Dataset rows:
◇ ◇ ◇ ◇ ◇

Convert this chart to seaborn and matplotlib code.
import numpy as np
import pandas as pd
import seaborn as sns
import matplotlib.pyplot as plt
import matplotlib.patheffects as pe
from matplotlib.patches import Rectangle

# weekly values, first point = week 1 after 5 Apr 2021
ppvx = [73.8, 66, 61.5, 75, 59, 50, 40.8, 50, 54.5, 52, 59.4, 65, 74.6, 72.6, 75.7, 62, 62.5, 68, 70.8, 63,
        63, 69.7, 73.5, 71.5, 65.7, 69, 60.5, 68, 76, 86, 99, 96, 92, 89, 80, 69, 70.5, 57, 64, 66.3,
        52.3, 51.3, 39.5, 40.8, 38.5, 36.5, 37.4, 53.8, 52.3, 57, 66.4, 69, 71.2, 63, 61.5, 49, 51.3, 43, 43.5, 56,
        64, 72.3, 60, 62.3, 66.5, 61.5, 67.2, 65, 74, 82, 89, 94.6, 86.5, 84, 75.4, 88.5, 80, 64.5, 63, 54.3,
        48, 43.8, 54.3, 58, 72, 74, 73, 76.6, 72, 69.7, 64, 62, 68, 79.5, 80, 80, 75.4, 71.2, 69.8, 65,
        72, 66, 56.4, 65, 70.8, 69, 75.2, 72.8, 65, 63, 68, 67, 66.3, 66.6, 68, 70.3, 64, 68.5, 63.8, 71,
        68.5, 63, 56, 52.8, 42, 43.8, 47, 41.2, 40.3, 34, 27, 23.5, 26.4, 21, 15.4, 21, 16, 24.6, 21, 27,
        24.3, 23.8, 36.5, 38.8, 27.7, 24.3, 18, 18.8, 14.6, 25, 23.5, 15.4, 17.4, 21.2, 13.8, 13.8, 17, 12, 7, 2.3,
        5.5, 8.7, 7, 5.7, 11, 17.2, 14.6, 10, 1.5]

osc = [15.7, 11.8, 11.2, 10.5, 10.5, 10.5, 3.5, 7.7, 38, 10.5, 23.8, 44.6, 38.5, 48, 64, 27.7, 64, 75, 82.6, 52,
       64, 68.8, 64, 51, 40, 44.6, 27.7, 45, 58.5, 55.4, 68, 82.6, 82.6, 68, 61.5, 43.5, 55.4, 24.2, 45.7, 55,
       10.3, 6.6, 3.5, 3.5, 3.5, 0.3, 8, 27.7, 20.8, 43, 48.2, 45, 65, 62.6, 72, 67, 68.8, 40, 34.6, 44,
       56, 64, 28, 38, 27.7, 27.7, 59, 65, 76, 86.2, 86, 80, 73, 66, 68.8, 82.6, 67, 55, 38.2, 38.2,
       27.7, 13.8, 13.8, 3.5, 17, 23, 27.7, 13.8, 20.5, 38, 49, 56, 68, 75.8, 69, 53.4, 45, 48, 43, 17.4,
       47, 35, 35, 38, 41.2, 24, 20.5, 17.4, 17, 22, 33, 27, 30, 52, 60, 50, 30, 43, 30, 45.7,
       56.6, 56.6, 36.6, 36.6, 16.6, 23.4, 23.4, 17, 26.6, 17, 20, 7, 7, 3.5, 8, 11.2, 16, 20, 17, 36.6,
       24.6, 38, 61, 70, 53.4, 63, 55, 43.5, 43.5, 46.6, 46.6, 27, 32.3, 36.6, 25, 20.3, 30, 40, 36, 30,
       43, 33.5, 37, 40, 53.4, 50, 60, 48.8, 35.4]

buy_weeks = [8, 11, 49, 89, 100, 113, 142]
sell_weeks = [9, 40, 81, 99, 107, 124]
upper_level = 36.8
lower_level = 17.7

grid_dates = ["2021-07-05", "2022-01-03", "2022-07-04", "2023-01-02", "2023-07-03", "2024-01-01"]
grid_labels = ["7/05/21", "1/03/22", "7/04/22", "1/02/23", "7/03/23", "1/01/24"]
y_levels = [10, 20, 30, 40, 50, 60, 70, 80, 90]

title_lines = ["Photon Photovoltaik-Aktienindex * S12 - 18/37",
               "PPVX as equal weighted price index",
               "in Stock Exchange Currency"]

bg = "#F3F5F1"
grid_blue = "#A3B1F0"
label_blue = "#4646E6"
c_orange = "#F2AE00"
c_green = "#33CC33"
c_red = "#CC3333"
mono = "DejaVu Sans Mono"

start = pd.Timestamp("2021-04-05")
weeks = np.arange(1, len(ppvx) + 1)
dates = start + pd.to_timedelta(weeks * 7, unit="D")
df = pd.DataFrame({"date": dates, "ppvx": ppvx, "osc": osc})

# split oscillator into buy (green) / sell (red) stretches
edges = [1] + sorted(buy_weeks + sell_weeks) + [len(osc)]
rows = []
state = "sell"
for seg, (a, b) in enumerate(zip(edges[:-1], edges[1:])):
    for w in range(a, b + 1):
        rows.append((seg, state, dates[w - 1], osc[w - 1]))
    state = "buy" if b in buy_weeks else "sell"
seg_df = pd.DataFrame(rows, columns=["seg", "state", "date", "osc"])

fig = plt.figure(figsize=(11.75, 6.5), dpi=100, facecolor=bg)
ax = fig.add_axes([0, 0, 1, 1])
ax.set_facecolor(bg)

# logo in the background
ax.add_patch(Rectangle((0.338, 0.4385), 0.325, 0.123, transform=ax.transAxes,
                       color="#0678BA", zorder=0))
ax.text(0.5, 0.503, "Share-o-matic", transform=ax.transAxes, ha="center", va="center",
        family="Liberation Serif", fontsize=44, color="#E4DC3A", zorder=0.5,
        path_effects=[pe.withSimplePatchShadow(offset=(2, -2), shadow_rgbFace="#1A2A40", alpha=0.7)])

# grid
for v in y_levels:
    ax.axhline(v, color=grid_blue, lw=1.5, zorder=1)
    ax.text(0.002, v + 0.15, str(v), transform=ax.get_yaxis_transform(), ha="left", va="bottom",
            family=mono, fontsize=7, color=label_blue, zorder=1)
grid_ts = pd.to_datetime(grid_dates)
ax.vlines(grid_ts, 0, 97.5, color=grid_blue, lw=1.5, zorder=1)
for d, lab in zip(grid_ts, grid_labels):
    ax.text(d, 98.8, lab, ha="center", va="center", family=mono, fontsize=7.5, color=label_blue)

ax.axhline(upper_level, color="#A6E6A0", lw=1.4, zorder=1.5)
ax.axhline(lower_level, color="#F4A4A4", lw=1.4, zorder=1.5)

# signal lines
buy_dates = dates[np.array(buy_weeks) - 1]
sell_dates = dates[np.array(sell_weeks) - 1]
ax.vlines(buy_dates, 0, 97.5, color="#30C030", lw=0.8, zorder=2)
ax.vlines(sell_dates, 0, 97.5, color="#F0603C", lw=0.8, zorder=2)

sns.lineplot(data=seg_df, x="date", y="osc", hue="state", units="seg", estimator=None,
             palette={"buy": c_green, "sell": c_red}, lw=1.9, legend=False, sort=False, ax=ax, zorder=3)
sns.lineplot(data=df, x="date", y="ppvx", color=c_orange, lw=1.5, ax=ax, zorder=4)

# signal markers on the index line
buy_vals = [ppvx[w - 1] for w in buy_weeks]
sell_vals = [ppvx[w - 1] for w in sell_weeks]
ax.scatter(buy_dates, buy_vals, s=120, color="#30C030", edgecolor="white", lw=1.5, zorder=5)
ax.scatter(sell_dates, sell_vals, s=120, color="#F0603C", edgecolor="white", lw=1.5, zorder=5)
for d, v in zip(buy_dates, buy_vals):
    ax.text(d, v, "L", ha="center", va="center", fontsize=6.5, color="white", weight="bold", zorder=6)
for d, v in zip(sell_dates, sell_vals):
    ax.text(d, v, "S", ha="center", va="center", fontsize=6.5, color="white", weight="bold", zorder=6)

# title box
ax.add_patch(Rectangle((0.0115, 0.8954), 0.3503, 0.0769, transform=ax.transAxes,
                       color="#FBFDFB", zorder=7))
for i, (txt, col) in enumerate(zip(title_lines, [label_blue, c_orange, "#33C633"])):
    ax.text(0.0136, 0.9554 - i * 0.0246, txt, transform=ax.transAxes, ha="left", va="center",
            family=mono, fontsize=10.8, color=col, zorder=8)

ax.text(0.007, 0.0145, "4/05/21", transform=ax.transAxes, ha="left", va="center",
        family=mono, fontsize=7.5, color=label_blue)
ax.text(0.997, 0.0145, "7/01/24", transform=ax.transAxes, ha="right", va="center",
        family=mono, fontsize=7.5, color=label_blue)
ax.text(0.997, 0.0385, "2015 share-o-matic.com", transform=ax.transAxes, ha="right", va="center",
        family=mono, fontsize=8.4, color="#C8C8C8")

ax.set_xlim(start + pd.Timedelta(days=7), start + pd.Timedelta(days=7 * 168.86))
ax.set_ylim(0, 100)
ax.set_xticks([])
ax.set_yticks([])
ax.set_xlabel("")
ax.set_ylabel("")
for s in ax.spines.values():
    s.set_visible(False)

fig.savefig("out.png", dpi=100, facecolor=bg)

◇ ◇ ◇ ◇ ◇

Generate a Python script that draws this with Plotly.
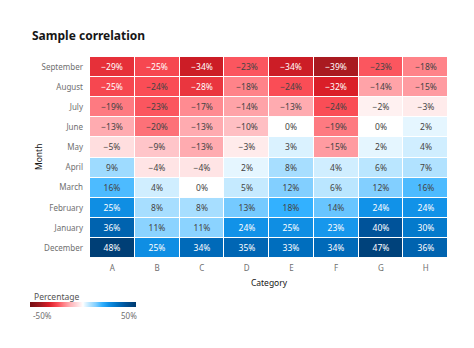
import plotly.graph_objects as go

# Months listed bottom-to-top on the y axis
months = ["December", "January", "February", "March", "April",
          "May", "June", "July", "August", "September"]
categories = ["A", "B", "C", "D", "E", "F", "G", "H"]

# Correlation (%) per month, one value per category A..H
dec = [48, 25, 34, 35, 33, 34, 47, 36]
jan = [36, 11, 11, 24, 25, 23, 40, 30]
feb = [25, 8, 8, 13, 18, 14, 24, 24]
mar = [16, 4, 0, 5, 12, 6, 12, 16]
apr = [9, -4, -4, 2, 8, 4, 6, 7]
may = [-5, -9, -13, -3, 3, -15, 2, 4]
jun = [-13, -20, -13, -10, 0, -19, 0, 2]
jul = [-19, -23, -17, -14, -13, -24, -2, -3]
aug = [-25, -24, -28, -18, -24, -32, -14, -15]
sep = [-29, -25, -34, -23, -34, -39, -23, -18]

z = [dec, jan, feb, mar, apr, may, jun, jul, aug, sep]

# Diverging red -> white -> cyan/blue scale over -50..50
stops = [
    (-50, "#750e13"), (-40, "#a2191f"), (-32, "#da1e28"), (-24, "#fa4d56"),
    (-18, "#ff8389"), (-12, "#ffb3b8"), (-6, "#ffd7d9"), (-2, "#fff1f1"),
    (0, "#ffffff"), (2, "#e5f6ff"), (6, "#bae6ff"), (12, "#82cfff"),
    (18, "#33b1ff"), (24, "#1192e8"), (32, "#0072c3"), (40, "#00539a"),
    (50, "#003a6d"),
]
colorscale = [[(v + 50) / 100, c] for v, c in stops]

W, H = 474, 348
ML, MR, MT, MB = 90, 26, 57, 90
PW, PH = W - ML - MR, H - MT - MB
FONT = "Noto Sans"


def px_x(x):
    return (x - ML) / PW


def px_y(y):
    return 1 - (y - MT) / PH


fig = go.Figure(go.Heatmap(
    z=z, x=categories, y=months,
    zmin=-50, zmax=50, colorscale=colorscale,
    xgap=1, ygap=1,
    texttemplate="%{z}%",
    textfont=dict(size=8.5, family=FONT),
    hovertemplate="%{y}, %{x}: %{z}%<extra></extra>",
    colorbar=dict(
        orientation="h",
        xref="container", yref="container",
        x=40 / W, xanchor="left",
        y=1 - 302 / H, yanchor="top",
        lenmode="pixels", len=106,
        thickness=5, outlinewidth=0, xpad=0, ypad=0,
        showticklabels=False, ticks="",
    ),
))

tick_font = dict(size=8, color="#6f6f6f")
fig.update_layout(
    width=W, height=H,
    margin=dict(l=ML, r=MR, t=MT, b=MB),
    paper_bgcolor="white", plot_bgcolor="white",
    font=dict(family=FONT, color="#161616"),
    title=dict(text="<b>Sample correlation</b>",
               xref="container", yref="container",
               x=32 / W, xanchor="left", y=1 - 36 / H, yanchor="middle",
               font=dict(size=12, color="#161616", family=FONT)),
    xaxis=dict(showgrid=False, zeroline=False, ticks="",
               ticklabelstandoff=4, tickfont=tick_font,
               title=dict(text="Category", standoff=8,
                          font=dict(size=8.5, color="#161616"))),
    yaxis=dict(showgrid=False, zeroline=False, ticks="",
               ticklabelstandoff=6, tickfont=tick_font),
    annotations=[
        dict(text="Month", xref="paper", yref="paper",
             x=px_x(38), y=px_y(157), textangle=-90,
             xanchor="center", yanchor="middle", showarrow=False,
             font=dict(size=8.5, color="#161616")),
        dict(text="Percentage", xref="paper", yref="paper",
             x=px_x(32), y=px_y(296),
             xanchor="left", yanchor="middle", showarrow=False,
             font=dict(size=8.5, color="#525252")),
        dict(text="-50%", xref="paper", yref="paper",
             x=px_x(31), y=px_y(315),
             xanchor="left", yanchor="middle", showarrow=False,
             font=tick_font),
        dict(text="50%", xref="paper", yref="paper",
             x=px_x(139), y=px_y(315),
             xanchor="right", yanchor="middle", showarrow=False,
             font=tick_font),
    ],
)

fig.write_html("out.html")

◇ ◇ ◇ ◇ ◇

◆ **Exercise requirements**
Go through the material above and output exactly the lines from the one containing "Convert this chart" through the one containing "from matplotlib.patches import Rectangle".

◆ **Final answer**
Convert this chart to seaborn and matplotlib code.
import numpy as np
import pandas as pd
import seaborn as sns
import matplotlib.pyplot as plt
import matplotlib.patheffects as pe
from matplotlib.patches import Rectangle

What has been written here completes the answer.